Sobre a Fidelidade Partidária e uma Reforma Política de fato

Christie Temporim de Almeida
Cleia Viana/Câmara dos Deputados

Cleia Viana/Câmara dos Deputados Fonte: Agência Câmara de Notícias

No momento que esse texto é escrito, está sendo debatido e votado no Congresso Nacional um novo Código Eleitoral que prevê que parlamentares não possam utilizar compromissos firmados entre partidos e movimentos de renovação política para justificar votos diversos da orientação partidária para a bancada.

Independentemente do resultado dessa votação, ela coloca em pauta dois problemas de nossa democracia representativa, o primeiro é a personalização dos mandatos, o outro é o esvaziamento ideológico da maioria dos partidos do Brasil, com raríssimas exceções, talvez dois ou três em trinta e três possam ser apontados como partidos com plataformas e que as levam a sério.

Vejo os dois problemas como dois lados de uma mesma moeda e acredito que esteja aí, ou em parte nisso, o problema de nossa democracia representativa.

Atualmente, como os leitores politizados do presente artigo já sabem, ao votar no nome de X o que na verdade se está fazendo é votar no partido-coligação Y e desejando que X tenha uma boa votação dentro do grupo para assumir uma das cadeiras às quais o grupo terá direito ao fim da eleição, se este ultrapassar a cláusula de barreira e obtiver coeficiente eleitoral. Ao votar em X, entretanto, você pode estar automaticamente colocando W e Z nas cadeiras, que não concordam com X em nada, apesar de estarem na mesma lista de candidatos, por causa de o grupo não apresentar nenhum critério ou proposta sólida para admissão de candidatos ou a posterior ação dos eleitos. Isso não é um problema novo o Brasil, na primeira metade do século já havia partidos que tinham entre seus militantes membros do movimento negro e também fascistas racistas, isso por o partido ser anti-“tudo que está aí” e nacionalista.

A solução para esse problema já foi proposta, mas ideia foi meio que esquecida durante pororoca de chorume que invade nosso país após as eleições de 2014, dentro da contraproposta de reforma política apresentada por OAB, CNBB, UNE, CONTAG, UBES, PSOL, PT e PCdoB em maio de 2015, essa solução consiste em votar em separado as propostas dos grupos em disputa para o legislativo e os nomes a defendê-las na próxima legislatura, conforme as cadeiras conquistadas pela plataforma apresentada.

As propostas, a plataforma do grupo, devem ser discutidas e construídas entre os membros e apoiadores da lista a ser apresentada, uma construção coletiva, que politizaria mais o processo e aqueceria o debate antes mesmo da largada da campanha de fato. Um efeito positivo seria vacinar os eleitores contra notícias falsas a respeito de propostas dos grupos concorrentes, afinal, se não está nas propostas registradas não é uma proposta do grupo.

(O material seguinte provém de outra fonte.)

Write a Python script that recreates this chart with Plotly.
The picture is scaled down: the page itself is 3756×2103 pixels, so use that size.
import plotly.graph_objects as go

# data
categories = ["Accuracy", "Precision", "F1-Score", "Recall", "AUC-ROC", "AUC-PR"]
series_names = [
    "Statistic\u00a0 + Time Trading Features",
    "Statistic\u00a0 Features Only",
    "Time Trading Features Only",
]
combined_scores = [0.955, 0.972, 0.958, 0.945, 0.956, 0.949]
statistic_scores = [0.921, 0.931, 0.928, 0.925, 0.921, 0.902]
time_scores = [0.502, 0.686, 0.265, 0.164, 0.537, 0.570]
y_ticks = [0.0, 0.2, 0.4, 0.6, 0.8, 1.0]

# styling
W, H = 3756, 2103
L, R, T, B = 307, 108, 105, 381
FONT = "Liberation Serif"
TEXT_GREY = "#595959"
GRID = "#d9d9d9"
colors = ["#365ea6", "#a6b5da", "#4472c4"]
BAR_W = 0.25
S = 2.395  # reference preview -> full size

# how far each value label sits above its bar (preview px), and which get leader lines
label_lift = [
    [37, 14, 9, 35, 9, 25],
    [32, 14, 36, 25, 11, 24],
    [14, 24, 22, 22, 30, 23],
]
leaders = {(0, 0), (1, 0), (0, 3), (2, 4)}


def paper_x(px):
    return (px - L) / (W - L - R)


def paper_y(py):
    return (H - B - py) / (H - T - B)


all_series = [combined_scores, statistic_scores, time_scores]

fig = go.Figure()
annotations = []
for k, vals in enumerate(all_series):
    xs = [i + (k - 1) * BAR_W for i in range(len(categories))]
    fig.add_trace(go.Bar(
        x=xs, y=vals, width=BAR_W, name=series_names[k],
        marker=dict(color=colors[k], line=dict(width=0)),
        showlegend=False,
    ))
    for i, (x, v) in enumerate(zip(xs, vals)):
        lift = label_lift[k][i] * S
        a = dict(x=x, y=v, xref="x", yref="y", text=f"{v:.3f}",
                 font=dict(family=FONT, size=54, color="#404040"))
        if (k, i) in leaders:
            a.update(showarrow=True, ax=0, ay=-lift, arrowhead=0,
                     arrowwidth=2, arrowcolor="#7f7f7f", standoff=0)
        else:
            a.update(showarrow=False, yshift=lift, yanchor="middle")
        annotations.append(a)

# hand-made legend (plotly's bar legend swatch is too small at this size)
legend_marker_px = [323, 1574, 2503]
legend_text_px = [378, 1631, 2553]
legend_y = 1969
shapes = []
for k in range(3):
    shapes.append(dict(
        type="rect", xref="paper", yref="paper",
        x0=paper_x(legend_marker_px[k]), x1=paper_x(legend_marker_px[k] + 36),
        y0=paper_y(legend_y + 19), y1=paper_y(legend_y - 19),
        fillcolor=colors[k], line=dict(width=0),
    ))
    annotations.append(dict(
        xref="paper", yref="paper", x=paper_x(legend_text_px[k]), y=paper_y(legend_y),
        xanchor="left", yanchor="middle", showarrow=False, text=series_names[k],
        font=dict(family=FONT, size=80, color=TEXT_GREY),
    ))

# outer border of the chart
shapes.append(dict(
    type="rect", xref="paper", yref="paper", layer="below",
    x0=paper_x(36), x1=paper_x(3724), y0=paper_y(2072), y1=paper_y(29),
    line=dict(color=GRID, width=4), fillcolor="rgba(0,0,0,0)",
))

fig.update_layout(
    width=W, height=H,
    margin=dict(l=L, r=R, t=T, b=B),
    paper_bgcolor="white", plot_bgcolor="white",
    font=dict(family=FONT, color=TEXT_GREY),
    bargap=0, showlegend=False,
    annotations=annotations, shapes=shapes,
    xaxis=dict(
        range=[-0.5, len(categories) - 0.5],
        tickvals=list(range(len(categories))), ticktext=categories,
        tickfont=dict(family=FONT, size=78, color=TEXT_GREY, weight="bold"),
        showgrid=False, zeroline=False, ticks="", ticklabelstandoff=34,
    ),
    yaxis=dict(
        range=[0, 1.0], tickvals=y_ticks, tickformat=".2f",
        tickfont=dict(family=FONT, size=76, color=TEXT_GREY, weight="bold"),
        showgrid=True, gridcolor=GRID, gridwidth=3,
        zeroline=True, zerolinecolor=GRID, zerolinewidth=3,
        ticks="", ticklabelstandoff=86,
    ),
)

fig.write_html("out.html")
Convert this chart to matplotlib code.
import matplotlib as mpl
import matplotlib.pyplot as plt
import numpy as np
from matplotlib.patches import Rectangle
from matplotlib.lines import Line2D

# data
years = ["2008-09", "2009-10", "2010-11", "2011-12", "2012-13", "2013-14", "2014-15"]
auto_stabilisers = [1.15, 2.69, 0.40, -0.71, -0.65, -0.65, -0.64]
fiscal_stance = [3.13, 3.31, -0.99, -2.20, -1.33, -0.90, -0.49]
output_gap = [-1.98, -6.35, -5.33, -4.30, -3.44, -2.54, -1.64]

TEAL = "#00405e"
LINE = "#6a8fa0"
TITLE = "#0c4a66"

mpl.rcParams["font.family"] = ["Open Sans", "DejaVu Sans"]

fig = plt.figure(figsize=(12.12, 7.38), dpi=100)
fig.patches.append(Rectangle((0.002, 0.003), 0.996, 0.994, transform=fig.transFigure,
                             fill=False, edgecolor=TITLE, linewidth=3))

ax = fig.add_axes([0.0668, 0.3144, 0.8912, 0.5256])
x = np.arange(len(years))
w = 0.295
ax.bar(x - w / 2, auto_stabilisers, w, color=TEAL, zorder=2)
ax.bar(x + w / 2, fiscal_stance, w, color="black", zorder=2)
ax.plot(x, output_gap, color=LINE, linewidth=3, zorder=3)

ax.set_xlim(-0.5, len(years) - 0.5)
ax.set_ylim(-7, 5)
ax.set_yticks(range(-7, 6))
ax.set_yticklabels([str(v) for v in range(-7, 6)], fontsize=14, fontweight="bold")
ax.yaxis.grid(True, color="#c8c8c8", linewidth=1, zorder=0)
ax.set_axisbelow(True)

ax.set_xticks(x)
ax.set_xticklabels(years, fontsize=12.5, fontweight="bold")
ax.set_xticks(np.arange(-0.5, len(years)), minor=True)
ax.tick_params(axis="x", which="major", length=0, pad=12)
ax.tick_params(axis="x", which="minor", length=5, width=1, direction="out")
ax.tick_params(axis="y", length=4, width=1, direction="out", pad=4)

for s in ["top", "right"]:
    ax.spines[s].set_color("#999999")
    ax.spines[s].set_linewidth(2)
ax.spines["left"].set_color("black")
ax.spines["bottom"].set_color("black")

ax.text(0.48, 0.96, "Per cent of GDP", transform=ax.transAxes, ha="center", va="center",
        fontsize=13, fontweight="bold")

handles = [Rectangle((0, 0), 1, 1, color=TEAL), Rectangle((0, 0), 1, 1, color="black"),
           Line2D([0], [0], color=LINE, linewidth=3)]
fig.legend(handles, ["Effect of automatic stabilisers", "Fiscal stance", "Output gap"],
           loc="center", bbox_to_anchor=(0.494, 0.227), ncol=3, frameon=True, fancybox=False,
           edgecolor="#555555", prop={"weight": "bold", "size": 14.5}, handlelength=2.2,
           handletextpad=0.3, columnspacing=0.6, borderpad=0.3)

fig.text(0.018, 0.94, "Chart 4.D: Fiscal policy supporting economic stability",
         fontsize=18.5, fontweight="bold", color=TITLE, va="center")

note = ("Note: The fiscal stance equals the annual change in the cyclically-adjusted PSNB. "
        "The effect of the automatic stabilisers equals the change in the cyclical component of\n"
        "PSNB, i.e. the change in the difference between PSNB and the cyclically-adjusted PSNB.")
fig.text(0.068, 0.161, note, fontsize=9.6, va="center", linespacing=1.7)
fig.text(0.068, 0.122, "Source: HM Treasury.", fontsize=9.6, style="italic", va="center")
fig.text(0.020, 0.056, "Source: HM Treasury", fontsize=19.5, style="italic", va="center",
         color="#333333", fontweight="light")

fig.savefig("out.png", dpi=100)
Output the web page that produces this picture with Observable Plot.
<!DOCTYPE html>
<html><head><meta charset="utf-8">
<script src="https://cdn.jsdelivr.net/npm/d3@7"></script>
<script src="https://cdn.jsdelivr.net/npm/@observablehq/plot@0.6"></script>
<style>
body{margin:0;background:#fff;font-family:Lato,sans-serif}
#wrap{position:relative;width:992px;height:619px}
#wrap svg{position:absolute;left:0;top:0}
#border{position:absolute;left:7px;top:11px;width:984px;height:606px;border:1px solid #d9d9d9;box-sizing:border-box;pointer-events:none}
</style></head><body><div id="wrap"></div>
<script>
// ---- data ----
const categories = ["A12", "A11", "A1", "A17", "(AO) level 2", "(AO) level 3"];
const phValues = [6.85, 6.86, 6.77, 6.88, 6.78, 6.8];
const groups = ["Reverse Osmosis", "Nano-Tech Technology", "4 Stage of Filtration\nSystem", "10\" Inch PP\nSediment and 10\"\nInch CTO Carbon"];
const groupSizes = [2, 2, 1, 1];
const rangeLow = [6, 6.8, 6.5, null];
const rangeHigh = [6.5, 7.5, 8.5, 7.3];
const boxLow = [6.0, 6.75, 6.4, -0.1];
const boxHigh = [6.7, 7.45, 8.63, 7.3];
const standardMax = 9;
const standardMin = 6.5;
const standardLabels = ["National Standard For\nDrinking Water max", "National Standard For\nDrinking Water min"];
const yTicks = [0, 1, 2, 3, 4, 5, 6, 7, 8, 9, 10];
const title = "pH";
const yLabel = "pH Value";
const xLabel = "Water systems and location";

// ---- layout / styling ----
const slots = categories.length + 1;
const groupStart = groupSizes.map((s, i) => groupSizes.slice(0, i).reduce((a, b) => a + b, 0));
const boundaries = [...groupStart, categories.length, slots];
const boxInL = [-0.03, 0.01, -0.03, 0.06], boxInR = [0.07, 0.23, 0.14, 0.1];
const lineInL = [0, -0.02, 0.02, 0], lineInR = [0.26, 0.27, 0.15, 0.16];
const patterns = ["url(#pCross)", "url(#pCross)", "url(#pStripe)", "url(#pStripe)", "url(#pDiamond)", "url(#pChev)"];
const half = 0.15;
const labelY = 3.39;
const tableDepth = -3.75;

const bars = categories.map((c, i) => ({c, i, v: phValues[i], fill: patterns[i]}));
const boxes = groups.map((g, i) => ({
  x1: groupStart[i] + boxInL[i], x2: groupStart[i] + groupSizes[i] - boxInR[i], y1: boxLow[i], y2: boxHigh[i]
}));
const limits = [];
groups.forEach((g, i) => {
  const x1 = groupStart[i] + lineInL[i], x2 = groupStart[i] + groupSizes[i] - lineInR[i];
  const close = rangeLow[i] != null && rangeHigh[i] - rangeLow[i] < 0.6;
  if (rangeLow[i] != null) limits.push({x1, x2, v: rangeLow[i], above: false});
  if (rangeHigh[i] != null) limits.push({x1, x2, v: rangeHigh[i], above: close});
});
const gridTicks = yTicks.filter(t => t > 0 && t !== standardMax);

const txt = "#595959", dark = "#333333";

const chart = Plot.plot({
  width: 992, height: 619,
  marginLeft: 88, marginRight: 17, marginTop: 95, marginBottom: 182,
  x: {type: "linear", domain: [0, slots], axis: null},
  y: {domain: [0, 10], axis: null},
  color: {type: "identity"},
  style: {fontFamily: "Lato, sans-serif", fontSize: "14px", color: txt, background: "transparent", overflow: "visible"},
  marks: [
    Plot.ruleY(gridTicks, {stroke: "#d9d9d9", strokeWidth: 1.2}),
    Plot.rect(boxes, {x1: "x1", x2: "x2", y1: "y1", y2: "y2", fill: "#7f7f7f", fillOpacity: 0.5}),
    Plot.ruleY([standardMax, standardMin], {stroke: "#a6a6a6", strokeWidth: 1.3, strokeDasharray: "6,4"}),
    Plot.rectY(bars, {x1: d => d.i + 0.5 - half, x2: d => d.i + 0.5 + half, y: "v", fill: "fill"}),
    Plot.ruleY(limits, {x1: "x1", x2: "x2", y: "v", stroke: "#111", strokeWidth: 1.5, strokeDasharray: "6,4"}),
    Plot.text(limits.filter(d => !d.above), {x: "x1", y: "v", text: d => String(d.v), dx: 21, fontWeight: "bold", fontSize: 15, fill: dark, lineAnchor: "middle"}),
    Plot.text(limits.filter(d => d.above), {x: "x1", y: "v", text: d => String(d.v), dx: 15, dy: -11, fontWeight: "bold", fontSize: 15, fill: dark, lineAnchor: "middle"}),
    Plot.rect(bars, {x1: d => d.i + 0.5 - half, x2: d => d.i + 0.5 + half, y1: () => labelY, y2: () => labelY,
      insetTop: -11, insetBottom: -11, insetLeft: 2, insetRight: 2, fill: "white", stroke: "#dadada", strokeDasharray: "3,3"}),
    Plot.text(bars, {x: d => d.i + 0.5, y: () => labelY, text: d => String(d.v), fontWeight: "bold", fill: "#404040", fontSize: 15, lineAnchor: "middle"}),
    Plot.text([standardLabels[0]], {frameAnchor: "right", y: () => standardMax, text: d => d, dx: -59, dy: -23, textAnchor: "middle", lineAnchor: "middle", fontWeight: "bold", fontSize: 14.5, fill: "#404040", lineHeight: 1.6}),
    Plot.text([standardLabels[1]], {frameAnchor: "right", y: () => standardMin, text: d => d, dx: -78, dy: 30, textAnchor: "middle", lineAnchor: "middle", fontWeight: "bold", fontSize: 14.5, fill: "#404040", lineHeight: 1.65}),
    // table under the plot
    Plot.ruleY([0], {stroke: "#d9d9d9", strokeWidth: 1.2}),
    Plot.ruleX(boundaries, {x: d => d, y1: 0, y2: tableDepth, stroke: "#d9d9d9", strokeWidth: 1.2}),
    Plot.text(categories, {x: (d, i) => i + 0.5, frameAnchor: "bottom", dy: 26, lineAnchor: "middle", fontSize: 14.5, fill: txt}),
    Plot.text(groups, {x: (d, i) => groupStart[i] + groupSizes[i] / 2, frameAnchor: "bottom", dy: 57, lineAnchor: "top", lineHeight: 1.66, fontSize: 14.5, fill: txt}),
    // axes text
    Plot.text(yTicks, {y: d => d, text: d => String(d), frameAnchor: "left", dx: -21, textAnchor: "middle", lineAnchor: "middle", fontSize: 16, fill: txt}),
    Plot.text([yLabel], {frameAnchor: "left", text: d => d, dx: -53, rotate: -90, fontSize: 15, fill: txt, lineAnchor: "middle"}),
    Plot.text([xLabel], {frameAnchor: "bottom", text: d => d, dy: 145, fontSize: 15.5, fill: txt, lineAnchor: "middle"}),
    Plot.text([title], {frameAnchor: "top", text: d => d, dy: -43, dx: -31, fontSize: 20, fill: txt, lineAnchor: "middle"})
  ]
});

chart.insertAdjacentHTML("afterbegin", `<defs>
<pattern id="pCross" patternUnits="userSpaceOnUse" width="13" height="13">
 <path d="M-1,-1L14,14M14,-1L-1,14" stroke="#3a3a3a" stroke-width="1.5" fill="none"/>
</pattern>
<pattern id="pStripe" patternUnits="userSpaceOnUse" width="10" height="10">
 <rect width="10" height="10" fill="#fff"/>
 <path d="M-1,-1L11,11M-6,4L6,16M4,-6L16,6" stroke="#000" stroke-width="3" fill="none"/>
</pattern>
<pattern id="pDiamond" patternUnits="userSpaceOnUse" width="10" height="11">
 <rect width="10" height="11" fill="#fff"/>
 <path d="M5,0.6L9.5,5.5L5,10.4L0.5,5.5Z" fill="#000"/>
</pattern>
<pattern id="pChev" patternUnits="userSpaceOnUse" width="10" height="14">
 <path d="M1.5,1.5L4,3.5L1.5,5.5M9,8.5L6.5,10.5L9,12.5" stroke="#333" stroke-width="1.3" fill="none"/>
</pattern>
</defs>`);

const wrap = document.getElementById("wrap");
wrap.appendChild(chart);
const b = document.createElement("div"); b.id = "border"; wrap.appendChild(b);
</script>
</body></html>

O que o Brasil ganha com isso? O inteligente se pergunta. Eu acredito que muito. Primeiramente os partidos terão algo palpável e de decisão recente, pré-campanha, para se apoiar ao processar eleitoralmente parlamentares infiéis, coisas que não temos agora.

O eleitor, parte mais interessada no assunto, também ganha, ele tem uma lista de coisas a cobrar de seus parlamentares, e até mesmo, em um Brasil com debate político mais qualificado, poderá pedir o recall das cadeiras dos parlamentares ou todo o grupo, se eles não seguirem o que eles mesmos propuseram. Seria o fim do cenário brasileiro em que um partido tem, ao mesmo tempo, em suas fileiras, socialistas, ruralistas e neofascistas.

Ganha o próprio Brasil no momento da campanha eleitoral ao desviar o foco das campanhas individuais e concorrentes dentro do mesmo grupo para o debate entre diferentes plataformas políticas para os Legislativos.

As possíveis implicações disso para o cenário político-partidário brasileiro podem ser discutidas aqui em uma outra oportunidade, mas creio que seriam positivas.

 

 

*Christie Temporim de Almeida é Cientista Social pela UFMG, servidor público.